Ucapan guru SMP saya menjadi renungan yang luar biasa dalam dan masih
menggedor-gedor kualitas identitas saya sampai saat ini. Mungkin ia merasa
begitu karena nama awalnya menjadi keunikan tersendiri. Jika ia mampu
mencairkan rasa malunya dan kekakuan di antara teman-temannya, saya yakin
namanya akan menjadi nama yang menonjol sendiri di antara teman-temannya. Maksud saya, tidak semua orang mendapat pujian. “ih namanya bagus ya.” Tapi semua
orang ingin mendapat pujian bahwa nama mereka bagus. Nama yang bagus bukannya
nama yang memiliki kenangan, makna, dan juga eksistensi bagi orang lain. Saat
guru saya mengganti namanya, lenyaplah sudah kenangan dan keunikan dalam
dirinya. Memang betul, kita tidak bisa menyalahkan sikap seseorang yang mengganti
nama karena beban yang ditanggung akibat namanya. Kita juga tidak bisa
menyalahkan orang yang menamai kita. Saya pernah membaca suatu artikel yang
berisi seorang anak dinamai dengan situs internet oleh orang tuanya dengan
imbalan lima ribu dolar dari situs tersebut. Saya tidak bisa membayangkan beban
dan kesedihan si anak dengan nama tersebut. Ia menjadi iklan berjalan.
Maka dari itu, bapak Shakespear, nama itu sangat penting. Yang ngasih nama juga
penting. Jika bukan sebuah doa, biarlah nama itu menjadi sebuah kenangan.

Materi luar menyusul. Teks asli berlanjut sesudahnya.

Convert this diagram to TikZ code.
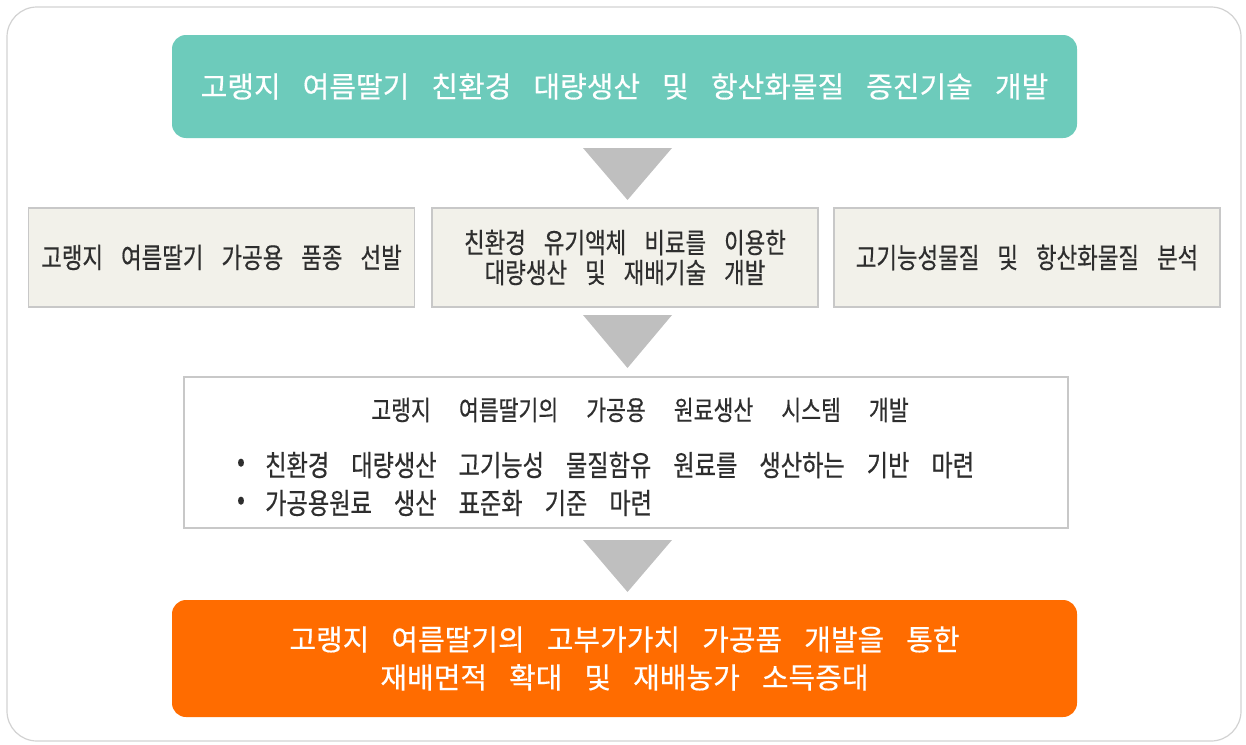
\documentclass[tikz,border=0pt]{standalone}
\usepackage{fontspec}
\newfontfamily\kr[FakeBold=0.4]{Noto Sans CJK KR}
\newfontfamily\krn[FakeStretch=0.8,FakeBold=0.5]{Noto Sans CJK KR}
\usetikzlibrary{calc}
\definecolor{tealc}{HTML}{6DCBBB}
\definecolor{orangec}{HTML}{FF6C00}
\definecolor{beige}{HTML}{F2F1EA}
\definecolor{boxline}{HTML}{C8C8C8}
\definecolor{arrowgray}{HTML}{BFBFBF}
\definecolor{framecol}{HTML}{D2D2D2}
\definecolor{txt}{HTML}{2E2E2E}
\tikzset{
  bigbox/.style={rounded corners=14pt, inner sep=0pt, align=center, text=white,
    font={\kr\fontsize{29}{38}\selectfont\spaceskip=22pt\relax}},
  midbox/.style={fill=beige, draw=boxline, line width=1.4pt, inner sep=0pt,
    minimum width=386pt, minimum height=99pt, align=center, text=txt,
    font={\krn\fontsize{28}{30}\selectfont\spaceskip=18pt\relax}},
  sysbox/.style={fill=white, draw=boxline, line width=1.4pt, inner sep=0pt,
    minimum width=884pt, minimum height=151pt},
  systitle/.style={inner sep=0pt, text=txt,
    font={\krn\fontsize{27}{28}\selectfont\spaceskip=28pt\relax}},
  bullettxt/.style={inner sep=0pt, text=txt, anchor=west,
    font={\krn\fontsize{29}{30}\selectfont\spaceskip=22pt\relax}},
  downarrow/.style={fill=arrowgray}
}
\begin{document}
\begin{tikzpicture}[x=1pt,y=-1pt]
\useasboundingbox (0,0) rectangle (1246,744);
\draw[framecol, line width=1.2pt, rounded corners=30pt] (7,7) rectangle (1241,741);

\node[bigbox, fill=tealc, minimum width=905pt, minimum height=103pt] (goal) at (624.5,86.5)
  {고랭지 여름딸기 친환경 대량생산 및 항산화물질 증진기술 개발};

\node[midbox] (m1) at (221.5,257.5) {고랭지 여름딸기 가공용 품종 선발};
\node[midbox] (m2) at (625,257.5) {친환경 유기액체 비료를 이용한\\대량생산 및 재배기술 개발};
\node[midbox] (m3) at (1027,257.5) {고기능성물질 및 항산화물질 분석};

\node[sysbox] (sys) at (626,452.5) {};
\node[systitle] (st) at (640,410) {고랭지 여름딸기의 가공용 원료생산 시스템 개발};
\node[bullettxt, anchor=center] (bd1) at (241,465) {•};
\node[bullettxt] (bl1) at (265,465) {친환경 대량생산 고기능성 물질함유 원료를 생산하는 기반 마련};
\node[bullettxt, anchor=center] (bd2) at (241,503) {•};
\node[bullettxt] (bl2) at (265,503) {가공용원료 생산 표준화 기준 마련};

\node[bigbox, fill=orangec, minimum width=905pt, minimum height=117pt] (result) at (624.5,658.5)
  {고랭지 여름딸기의 고부가가치 가공품 개발을 통한\\재배면적 확대 및 재배농가 소득증대};

\coordinate (a1) at (627.5,148);
\coordinate (a2) at (627.5,315);
\coordinate (a3) at (627.5,540);
\fill[downarrow] ($(a1)+(-44.5,0)$) -- ($(a1)+(44.5,0)$) -- ($(a1)+(0,52)$) -- cycle;
\fill[downarrow] ($(a2)+(-44.5,0)$) -- ($(a2)+(44.5,0)$) -- ($(a2)+(0,53)$) -- cycle;
\fill[downarrow] ($(a3)+(-44.5,0)$) -- ($(a3)+(44.5,0)$) -- ($(a3)+(0,52)$) -- cycle;
\end{tikzpicture}
\end{document}
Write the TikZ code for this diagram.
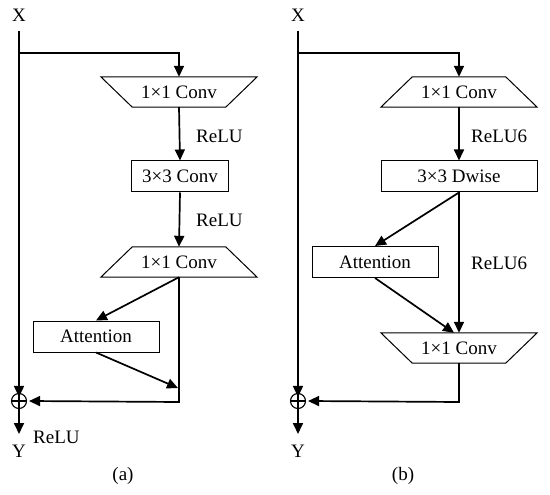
\documentclass[tikz,border=0pt]{standalone}
\usepackage{fontspec}
\setmainfont{Liberation Serif}
\usetikzlibrary{arrows.meta,calc}
\begin{document}
\begin{tikzpicture}[x=1pt,y=-1pt,
  every node/.style={font=\fontsize{19}{22}\selectfont, inner sep=0pt},
  arr/.style={line width=1.7pt,-{Triangle[length=11pt,width=10pt]}},
  rbox/.style={draw,line width=1pt,minimum height=31pt},
  tzline/.style={line width=1pt},
  tzhold/.style={minimum width=156pt,minimum height=30pt},
  plusnode/.style={circle,draw,line width=1.1pt,minimum size=15pt,path picture={
     \draw[line width=1.1pt] (path picture bounding box.north) -- (path picture bounding box.south)
       (path picture bounding box.west) -- (path picture bounding box.east);}},
  lbl/.style={anchor=west}
]
\useasboundingbox (0,0) rectangle (550,495);

% ---------------- (a) ----------------
\node (Xa) at (19,15) {X};
\coordinate (ta) at (19,31);
\coordinate (ba) at (19,53);
\node[tzhold] (c1a) at (179,92) {1×1 Conv};
\draw[tzline] (c1a.north west) -- (c1a.north east) -- ([xshift=-31.5pt]c1a.south east) -- ([xshift=31.5pt]c1a.south west) -- cycle;
\node[lbl] (r1a) at (196,136) {ReLU};
\node[rbox,minimum width=97pt] (k3a) at (180,176.5) {3×3 Conv};
\node[lbl] (r2a) at (196,220) {ReLU};
\node[tzhold] (c2a) at (179,262) {1×1 Conv};
\draw[tzline] ([xshift=31.5pt]c2a.north west) -- ([xshift=-31.5pt]c2a.north east) -- (c2a.south east) -- (c2a.south west) -- cycle;
\node[rbox,minimum width=126pt] (atta) at (96,336.5) {Attention};
\coordinate (ea) at (178,388);
\coordinate (ca) at (179,402);
\node[plusnode] (pa) at (19,401) {};
\coordinate (ya) at (19,434);
\node (Ya) at (19,451) {Y};
\node[lbl] (r3a) at (33,437) {ReLU};
\node (capa) at (123,476) {(a)};

\draw[arr] (ta) -- ([yshift=-4pt]pa.north);
\draw[arr] (ba) -| (c1a.north);
\draw[arr] (c1a.south) -- (k3a.north);
\draw[arr] (k3a.south) -- (c2a.north);
\draw[arr] (c2a.south) -- (atta.north);
\draw[arr] (atta.south) -- (ea);
\draw[arr] (c2a.south) -- (ca) -- ([xshift=2pt]pa.east);
\draw[arr] (pa.south) -- (ya);

% ---------------- (b) ----------------
\node (Xb) at (298,15) {X};
\coordinate (tb) at (298,31);
\coordinate (bb) at (298,53);
\node[tzhold] (c1b) at (459,92) {1×1 Conv};
\draw[tzline] ([xshift=31.5pt]c1b.north west) -- ([xshift=-31.5pt]c1b.north east) -- (c1b.south east) -- (c1b.south west) -- cycle;
\node[lbl] (r1b) at (471,136) {ReLU6};
\node[rbox,minimum width=156pt] (dwb) at (459,176.5) {3×3 Dwise};
\node[rbox,minimum width=126pt] (attb) at (375,262) {Attention};
\node[lbl] (r2b) at (471,263) {ReLU6};
\node[tzhold] (c3b) at (459,348) {1×1 Conv};
\draw[tzline] (c3b.north west) -- (c3b.north east) -- ([xshift=-31.5pt]c3b.south east) -- ([xshift=31.5pt]c3b.south west) -- cycle;
\coordinate (cb) at (459,402);
\node[plusnode] (pb) at (298,401) {};
\coordinate (yb) at (298,434);
\node (Yb) at (298,451) {Y};
\node (capb) at (403,476) {(b)};

\draw[arr] (tb) -- ([yshift=-4pt]pb.north);
\draw[arr] (bb) -| (c1b.north);
\draw[arr] (c1b.south) -- (dwb.north);
\draw[arr] (dwb.south) -- (attb.north);
\draw[arr] (dwb.south) -- (c3b.north);
\draw[arr] (attb.south) -- ([xshift=-5pt]c3b.north);
\draw[arr] (c3b.south) -- (cb) -- ([xshift=2pt]pb.east);
\draw[arr] (pb.south) -- (yb);
\end{tikzpicture}
\end{document}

Untuk itu, janganlah sekali-kali memanggil seseorang dengan bego, jahanam (siapa pula yg sadis pake kata ini buat manggil orang), dan tolol. Selain itu, menurut saya jangan juga kita menghamburkan kata sayang dan cinta kepada orang lain. Sayang dan cinta merupakan kata yang maknanya dalam dan juga sakral. Semakin sering dipakai, maknanya akan semakin dangkal. Maka dari itu saya tidak sembarang menggunakan kedua kata itu, bahkan saat becanda sekalipun. Dua kata itu adalah contoh yang tidak bisa mengalami perluasan makna, secara personal ya. Tapi, kalau mau tetep flirting atau becanda sih sok aja. Kalau kata Joker, "why so serious ?". Kalau kata Ludwig Wittgeinstein, "Arti sebuah kata adalah kegunaannya dalam bahasa."